Short exercise:
Keep every line where the word "chart" appears; drop the rest.

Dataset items
— START —

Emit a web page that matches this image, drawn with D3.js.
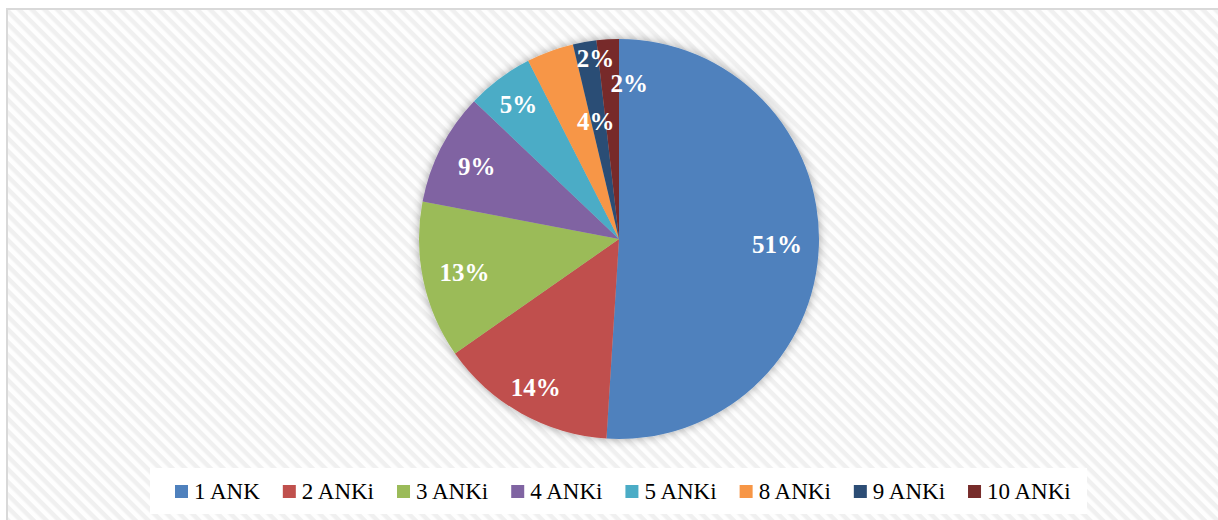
<!DOCTYPE html>
<html>
<head>
<meta charset="utf-8">
<script src="https://cdn.jsdelivr.net/npm/d3@7"></script>
<style>
  body { margin: 0; background: #fff; }
  svg { display: block; }
</style>
</head>
<body>
<svg width="1218" height="520"></svg>
<script>
var width = 1218;
var height = 520;

// data
var categories = ["1 ANK", "2 ANKi", "3 ANKi", "4 ANKi", "5 ANKi", "8 ANKi", "9 ANKi", "10 ANKi"];
var shares = [51.0, 14.3, 12.7, 9.1, 5.4, 3.8, 1.9, 1.8];
var labels = ["51%", "14%", "13%", "9%", "5%", "4%", "2%", "2%"];
var colors = ["#4F81BD", "#C0504D", "#9BBB59", "#8064A2", "#4BACC6", "#F79646", "#2C4D75", "#772C2A"];

// label placement tweaks (fraction of radius, extra angle in degrees)
var labelRadius = [0.79, 0.85, 0.79, 0.8, 0.84, 0.6, 0.91, 0.78];
var labelTurn = [0, 0, 0, 0, 0, 9, 2.5, 7];

var cx = 619, cy = 239, R = 200;

var svg = d3.select("svg");
var defs = svg.append("defs");

var pat = defs.append("pattern")
    .attr("id", "hatch")
    .attr("patternUnits", "userSpaceOnUse")
    .attr("width", 9).attr("height", 9)
    .attr("patternTransform", "rotate(45)");
pat.append("rect").attr("width", 9).attr("height", 9).attr("fill", "#fefefe");
pat.append("rect").attr("width", 9).attr("height", 4.5).attr("fill", "#f0f0f0");

var glow = defs.append("filter").attr("id", "glow")
    .attr("x", "-20%").attr("y", "-20%").attr("width", "140%").attr("height", "140%");
glow.append("feGaussianBlur").attr("in", "SourceAlpha").attr("stdDeviation", 5).attr("result", "b");
glow.append("feFlood").attr("flood-color", "#000").attr("flood-opacity", 0.35);
glow.append("feComposite").attr("in2", "b").attr("operator", "in").attr("result", "s");
var mg = glow.append("feMerge");
mg.append("feMergeNode").attr("in", "s");
mg.append("feMergeNode").attr("in", "SourceGraphic");

// chart area
svg.append("rect")
    .attr("x", 7).attr("y", 9)
    .attr("width", width + 20).attr("height", height + 20)
    .attr("fill", "url(#hatch)")
    .attr("stroke", "#d9d9d9").attr("stroke-width", 2);

var pie = d3.pie().sort(null).value(d => d)(shares);
var arc = d3.arc().innerRadius(0).outerRadius(R);

var g = svg.append("g").attr("transform", "translate(" + cx + "," + cy + ")");

g.append("g").attr("filter", "url(#glow)")
  .selectAll("path")
  .data(pie)
  .join("path")
    .attr("d", arc)
    .attr("fill", (d, i) => colors[i]);

g.selectAll("text.lbl")
  .data(pie)
  .join("text")
    .attr("class", "lbl")
    .attr("transform", function(d, i) {
        var a = (d.startAngle + d.endAngle) / 2 + labelTurn[i] * Math.PI / 180;
        var r = R * labelRadius[i];
        return "translate(" + (Math.sin(a) * r) + "," + (-Math.cos(a) * r) + ")";
    })
    .attr("text-anchor", "middle")
    .attr("dy", "0.35em")
    .attr("fill", "#fff")
    .style("font-family", "'Liberation Serif', 'DejaVu Serif', serif")
    .style("font-weight", "bold")
    .style("font-size", "25px")
    .text((d, i) => labels[i]);

// legend
svg.append("rect")
    .attr("x", 150).attr("y", 468)
    .attr("width", 937).attr("height", 46)
    .attr("fill", "#fff");

var legend = svg.append("g").attr("transform", "translate(175,491)");
var x = 0;
categories.forEach(function(c, i) {
    var it = legend.append("g").attr("transform", "translate(" + x + ",0)");
    it.append("rect")
        .attr("x", 0).attr("y", -6)
        .attr("width", 13).attr("height", 13)
        .attr("fill", colors[i]);
    var t = it.append("text")
        .attr("x", 19).attr("dy", "0.35em")
        .style("font-family", "'Liberation Serif', 'DejaVu Serif', serif")
        .style("font-size", "23px")
        .attr("fill", "#000")
        .text(c);
    x += 19 + t.node().getComputedTextLength() + 23;
});
</script>
</body>
</html>
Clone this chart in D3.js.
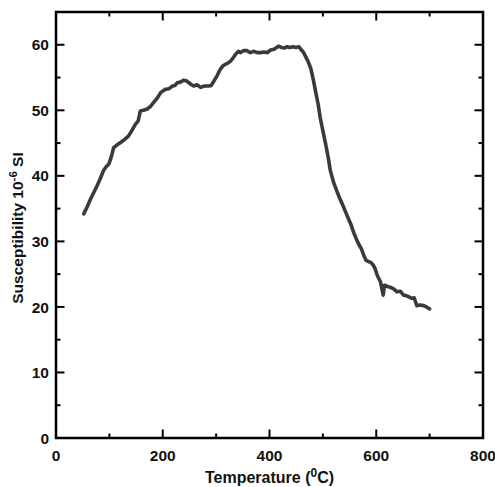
<!DOCTYPE html>
<html>
<head>
<meta charset="utf-8">
<script src="https://cdn.jsdelivr.net/npm/d3@7"></script>
<style>
  html, body { margin: 0; padding: 0; background: #fff; }
  svg { display: block; }
  text { font-family: "Liberation Sans", Arial, sans-serif; font-weight: bold; fill: #111; }
</style>
</head>
<body>
<svg id="chart" width="495" height="487"></svg>
<script>
// ---- data ----
const temperature = [52, 58, 65, 71, 77, 83, 89, 94, 99, 104, 108, 114, 121, 128, 136, 142, 149, 154, 158, 164, 171, 177, 183, 190, 196, 205, 212, 218, 223, 227, 233, 239, 244, 249, 254, 258, 264, 271, 278, 286, 291, 296, 302, 308, 313, 317, 322, 327, 332, 336, 342, 346, 351, 358, 364, 370, 377, 383, 390, 396, 402, 408, 412, 417, 422, 428, 433, 438, 444, 449, 455, 460, 464, 467, 472, 477, 482, 486, 491, 495, 500, 505, 510, 514, 520, 527, 533, 539, 545, 552, 558, 563, 567, 572, 576, 581, 586, 590, 595, 598, 602, 605, 608, 611, 613, 614, 615, 617, 621, 626, 632, 639, 645, 651, 657, 662, 667, 671, 676, 682, 689, 694, 700];
const susceptibility = [34.2, 35.2, 36.5, 37.5, 38.5, 39.6, 40.8, 41.4, 41.8, 43.0, 44.3, 44.7, 45.1, 45.5, 46.1, 46.9, 47.9, 48.4, 49.9, 50.0, 50.2, 50.6, 51.2, 51.9, 52.7, 53.2, 53.3, 53.7, 53.8, 54.2, 54.3, 54.6, 54.5, 54.2, 53.9, 53.7, 53.9, 53.5, 53.7, 53.7, 53.8, 54.5, 55.3, 56.3, 56.8, 57.0, 57.2, 57.5, 58.0, 58.5, 59.0, 58.8, 59.1, 59.1, 58.8, 59.0, 58.8, 58.8, 58.9, 58.8, 59.2, 59.3, 59.5, 59.8, 59.6, 59.5, 59.7, 59.6, 59.7, 59.6, 59.7, 59.2, 58.8, 58.3, 57.5, 56.5, 54.7, 53.0, 51.0, 48.9, 46.9, 44.9, 42.8, 40.8, 39.0, 37.5, 36.3, 35.2, 34.0, 32.7, 31.3, 30.3, 29.6, 28.9, 28.0, 27.1, 26.9, 26.8, 26.3, 25.8, 24.8, 24.3, 23.8, 22.6, 21.8, 22.4, 23.3, 23.3, 23.1, 23.0, 22.8, 22.3, 22.4, 21.8, 21.7, 21.5, 21.3, 21.4, 20.2, 20.3, 20.2, 20.0, 19.7];
const xTicksMajor = [0, 200, 400, 600, 800];
const xTicksMinor = [100, 300, 500, 700];
const yTicksMajor = [0, 10, 20, 30, 40, 50, 60];
const yTicksMinor = [5, 15, 25, 35, 45, 55];
const xTitle = "Temperature (";
const xTitleSup = "0";
const xTitleEnd = "C)";
const yTitle = "Susceptibility 10";
const yTitleSup = "-6";
const yTitleEnd = " SI";

// ---- layout ----
const svg = d3.select("#chart");
const L = 56, R = 483, T = 12, B = 438;
const x = d3.scaleLinear().domain([0, 800]).range([L, R]);
const y = d3.scaleLinear().domain([0, 65]).range([B, T]);
const majorLen = 8.5, minorLen = 4.5;
const ticksG = svg.append("g").attr("stroke", "#000").attr("stroke-width", 2);

function xTicks(vals, len) {
  vals.forEach(v => {
    ticksG.append("line").attr("x1", x(v)).attr("x2", x(v)).attr("y1", B).attr("y2", B - len);
    ticksG.append("line").attr("x1", x(v)).attr("x2", x(v)).attr("y1", T).attr("y2", T + len);
  });
}
function yTicks(vals, len) {
  vals.forEach(v => {
    ticksG.append("line").attr("y1", y(v)).attr("y2", y(v)).attr("x1", L).attr("x2", L + len);
    ticksG.append("line").attr("y1", y(v)).attr("y2", y(v)).attr("x1", R).attr("x2", R - len);
  });
}
xTicks(xTicksMajor, majorLen);
xTicks(xTicksMinor, minorLen);
yTicks(yTicksMajor, majorLen);
yTicks(yTicksMinor, minorLen);

// tick labels
svg.append("g").selectAll("text").data(xTicksMajor).join("text")
  .attr("x", d => x(d)).attr("y", 461).attr("text-anchor", "middle")
  .attr("font-size", 15.5).text(d => d3.format("d")(d));
svg.append("g").selectAll("text").data(yTicksMajor).join("text")
  .attr("x", 49).attr("y", d => y(d)).attr("dy", "0.36em").attr("text-anchor", "end")
  .attr("font-size", 15.5).text(d => d3.format("d")(d));

// frame
svg.append("rect").attr("x", L).attr("y", T).attr("width", R - L).attr("height", B - T)
  .attr("fill", "none").attr("stroke", "#000").attr("stroke-width", 2.5);

// data line
const data = temperature.map((t, i) => [t, susceptibility[i]]);
svg.append("path").datum(data)
  .attr("fill", "none").attr("stroke", "#3a3a3a").attr("stroke-width", 3.6)
  .attr("stroke-linejoin", "round").attr("stroke-linecap", "round")
  .attr("d", d3.line().x(d => x(d[0])).y(d => y(d[1])));

// titles
const xt = svg.append("text").attr("x", (L + R) / 2).attr("y", 483)
  .attr("text-anchor", "middle").attr("font-size", 16);
xt.append("tspan").text(xTitle);
xt.append("tspan").attr("font-size", 12).attr("dy", -6).text(xTitleSup);
xt.append("tspan").attr("dy", 6).text(xTitleEnd);

const yt = svg.append("text").attr("transform", `translate(23,228) rotate(-90)`)
  .attr("text-anchor", "middle").attr("font-size", 15.5);
yt.append("tspan").text(yTitle);
yt.append("tspan").attr("font-size", 11.5).attr("dy", -6).text(yTitleSup);
yt.append("tspan").attr("dy", 6).text(yTitleEnd);
</script>
</body>
</html>
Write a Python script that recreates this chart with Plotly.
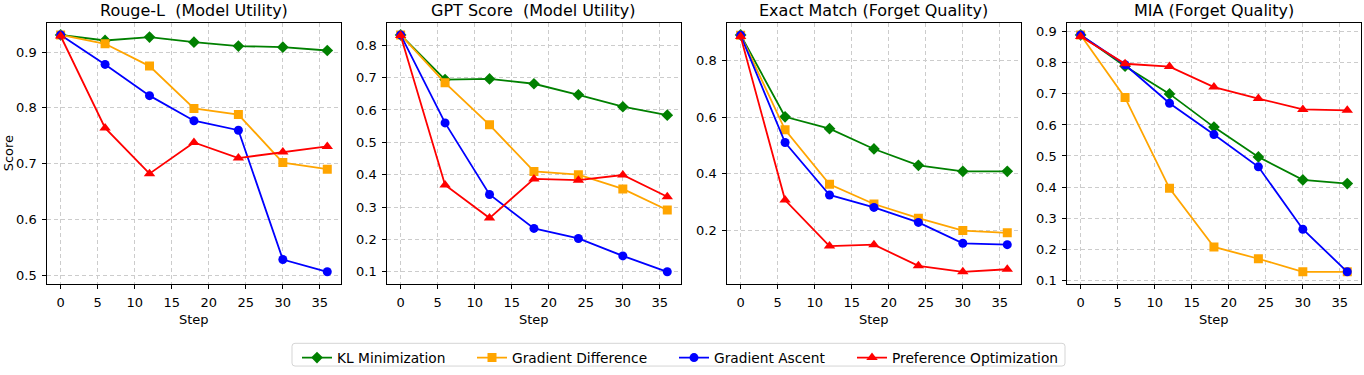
import plotly.graph_objects as go

W, H = 1364, 375

steps = [0, 6, 12, 18, 24, 30, 36]
method_names = ["KL Minimization", "Gradient Difference", "Gradient Ascent", "Preference Optimization"]
panel_titles = ["Rouge-L  (Model Utility)", "GPT Score  (Model Utility)",
                "Exact Match (Forget Quality)", "MIA (Forget Quality)"]

rouge_kl = [0.931, 0.921, 0.927, 0.918, 0.911, 0.909, 0.903]
rouge_gd = [0.931, 0.915, 0.875, 0.799, 0.788, 0.702, 0.690]
rouge_ga = [0.931, 0.878, 0.822, 0.777, 0.760, 0.528, 0.506]
rouge_po = [0.929, 0.764, 0.682, 0.738, 0.710, 0.721, 0.731]

gpt_kl = [0.832, 0.694, 0.696, 0.681, 0.647, 0.610, 0.584]
gpt_gd = [0.832, 0.684, 0.554, 0.410, 0.400, 0.356, 0.291]
gpt_ga = [0.832, 0.560, 0.339, 0.234, 0.203, 0.149, 0.100]
gpt_po = [0.830, 0.368, 0.266, 0.387, 0.383, 0.399, 0.332]

em_kl = [0.891, 0.601, 0.559, 0.487, 0.429, 0.408, 0.408]
em_gd = [0.890, 0.555, 0.362, 0.292, 0.242, 0.198, 0.190]
em_ga = [0.890, 0.510, 0.324, 0.280, 0.227, 0.153, 0.148]
em_po = [0.885, 0.306, 0.143, 0.148, 0.073, 0.052, 0.061]

mia_kl = [0.890, 0.789, 0.700, 0.593, 0.497, 0.423, 0.411]
mia_gd = [0.890, 0.688, 0.396, 0.207, 0.169, 0.127, 0.127]
mia_ga = [0.890, 0.794, 0.670, 0.569, 0.465, 0.264, 0.127]
mia_po = [0.885, 0.797, 0.788, 0.722, 0.685, 0.650, 0.647]

yticks_rouge = [0.5, 0.6, 0.7, 0.8, 0.9]
yticks_gpt = [0.1, 0.2, 0.3, 0.4, 0.5, 0.6, 0.7, 0.8]
yticks_em = [0.2, 0.4, 0.6, 0.8]
yticks_mia = [0.1, 0.2, 0.3, 0.4, 0.5, 0.6, 0.7, 0.8, 0.9]
xticks = [0, 5, 10, 15, 20, 25, 30, 35]

panels = [
    [rouge_kl, rouge_gd, rouge_ga, rouge_po],
    [gpt_kl, gpt_gd, gpt_ga, gpt_po],
    [em_kl, em_gd, em_ga, em_po],
    [mia_kl, mia_gd, mia_ga, mia_po],
]
panel_yticks = [yticks_rouge, yticks_gpt, yticks_em, yticks_mia]

colors = ["green", "orange", "blue", "red"]
symbols = ["diamond", "square", "circle", "triangle-up"]
msizes = [9, 9, 9, 10]

FONT = "DejaVu Sans"
lefts = [47.3, 387.3, 727.3, 1067.3]
pw = 293.3
top_px, bot_px = 23.3, 286.7
ydom = [1 - bot_px / H, 1 - top_px / H]

fig = go.Figure()
legend_ids = ["legend", "legend2", "legend3", "legend4"]

for p, series in enumerate(panels):
    ax = "" if p == 0 else str(p + 1)
    for i, vals in enumerate(series):
        fig.add_trace(go.Scatter(
            x=steps, y=vals, mode="lines+markers", name=method_names[i],
            line=dict(color=colors[i], width=1.8),
            marker=dict(symbol=symbols[i], size=msizes[i], color=colors[i], line=dict(width=0)),
            xaxis="x" + ax, yaxis="y" + ax,
            showlegend=(p == 0), legend=legend_ids[i],
        ))

layout = dict(
    width=W, height=H, margin=dict(l=0, r=0, t=0, b=0),
    paper_bgcolor="white", plot_bgcolor="white",
    font=dict(family=FONT, size=13, color="black"),
    showlegend=True,
)

annotations = []
for p in range(4):
    ax = "" if p == 0 else str(p + 1)
    allv = [v for s in panels[p] for v in s]
    lo, hi = min(allv), max(allv)
    m = 0.05 * (hi - lo)
    xdom = [lefts[p] / W, (lefts[p] + pw) / W]
    common = dict(showline=True, mirror=True, linecolor="black", linewidth=1,
                  ticks="outside", ticklen=4, tickcolor="black", tickwidth=1,
                  showgrid=True, gridcolor="#cccccc", griddash="4px,3px", gridwidth=0.8,
                  zeroline=False, ticklabelstandoff=3,
                  tickfont=dict(family=FONT, size=13, color="black"))
    layout["xaxis" + ax] = dict(domain=xdom, range=[-1.8, 37.8], tickvals=xticks,
                                anchor="y" + ax, **common)
    layout["yaxis" + ax] = dict(domain=ydom, range=[lo - m, hi + m], tickvals=panel_yticks[p],
                                tickformat=".1f", anchor="x" + ax, **common)
    cx = (xdom[0] + xdom[1]) / 2
    annotations.append(dict(text=panel_titles[p], x=cx, y=1 - 10.5 / H, xref="paper", yref="paper",
                            xanchor="center", yanchor="middle", showarrow=False,
                            font=dict(family=FONT, size=16, color="black")))
    annotations.append(dict(text="Step", x=cx, y=1 - 323 / H, xref="paper", yref="paper",
                            xanchor="center", yanchor="middle", showarrow=False,
                            font=dict(family=FONT, size=13, color="black")))

annotations.append(dict(text="Score", x=8 / W, y=1 - 155 / H, xref="paper", yref="paper",
                        xanchor="center", yanchor="middle", showarrow=False, textangle=-90,
                        font=dict(family=FONT, size=13, color="black")))
layout["annotations"] = annotations

item_starts = [299, 474, 676, 854]
for k, lid in enumerate(legend_ids):
    layout[lid] = dict(x=(item_starts[k] - 2) / W, y=1 - 361.5 / H, xanchor="left", yanchor="middle",
                       orientation="h", bgcolor="rgba(0,0,0,0)", borderwidth=0,
                       font=dict(family=FONT, size=13.75, color="black"))

# legend frame with rounded corners (paper coordinates)
lx0, lx1, ly0, ly1, rad = 292, 1065, 347, 370, 3
def px(x):
    return x / W
def py(y):
    return 1 - y / H
path = (f"M {px(lx0 + rad)} {py(ly0)} L {px(lx1 - rad)} {py(ly0)} "
        f"Q {px(lx1)} {py(ly0)} {px(lx1)} {py(ly0 + rad)} L {px(lx1)} {py(ly1 - rad)} "
        f"Q {px(lx1)} {py(ly1)} {px(lx1 - rad)} {py(ly1)} L {px(lx0 + rad)} {py(ly1)} "
        f"Q {px(lx0)} {py(ly1)} {px(lx0)} {py(ly1 - rad)} L {px(lx0)} {py(ly0 + rad)} "
        f"Q {px(lx0)} {py(ly0)} {px(lx0 + rad)} {py(ly0)} Z")
layout["shapes"] = [dict(type="path", path=path, xref="paper", yref="paper",
                         line=dict(color="#d5d5d5", width=1), fillcolor="rgba(0,0,0,0)", layer="below")]

fig.update_layout(**layout)
fig.write_html("out.html", config={"displayModeBar": False},
               post_script="document.body.style.margin='0px';document.body.style.padding='0px';"
                           "document.body.style.overflow='hidden';")
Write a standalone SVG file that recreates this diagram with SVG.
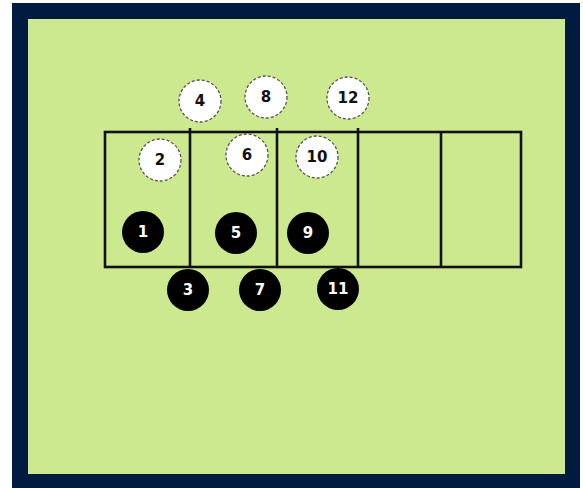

— END —

Task output:
// chart area
Clone this chart in D3.js.
<svg id="chart" width="495" height="487"></svg>
const svg = d3.select("#chart");
Write a Python script that recreates this chart with Plotly.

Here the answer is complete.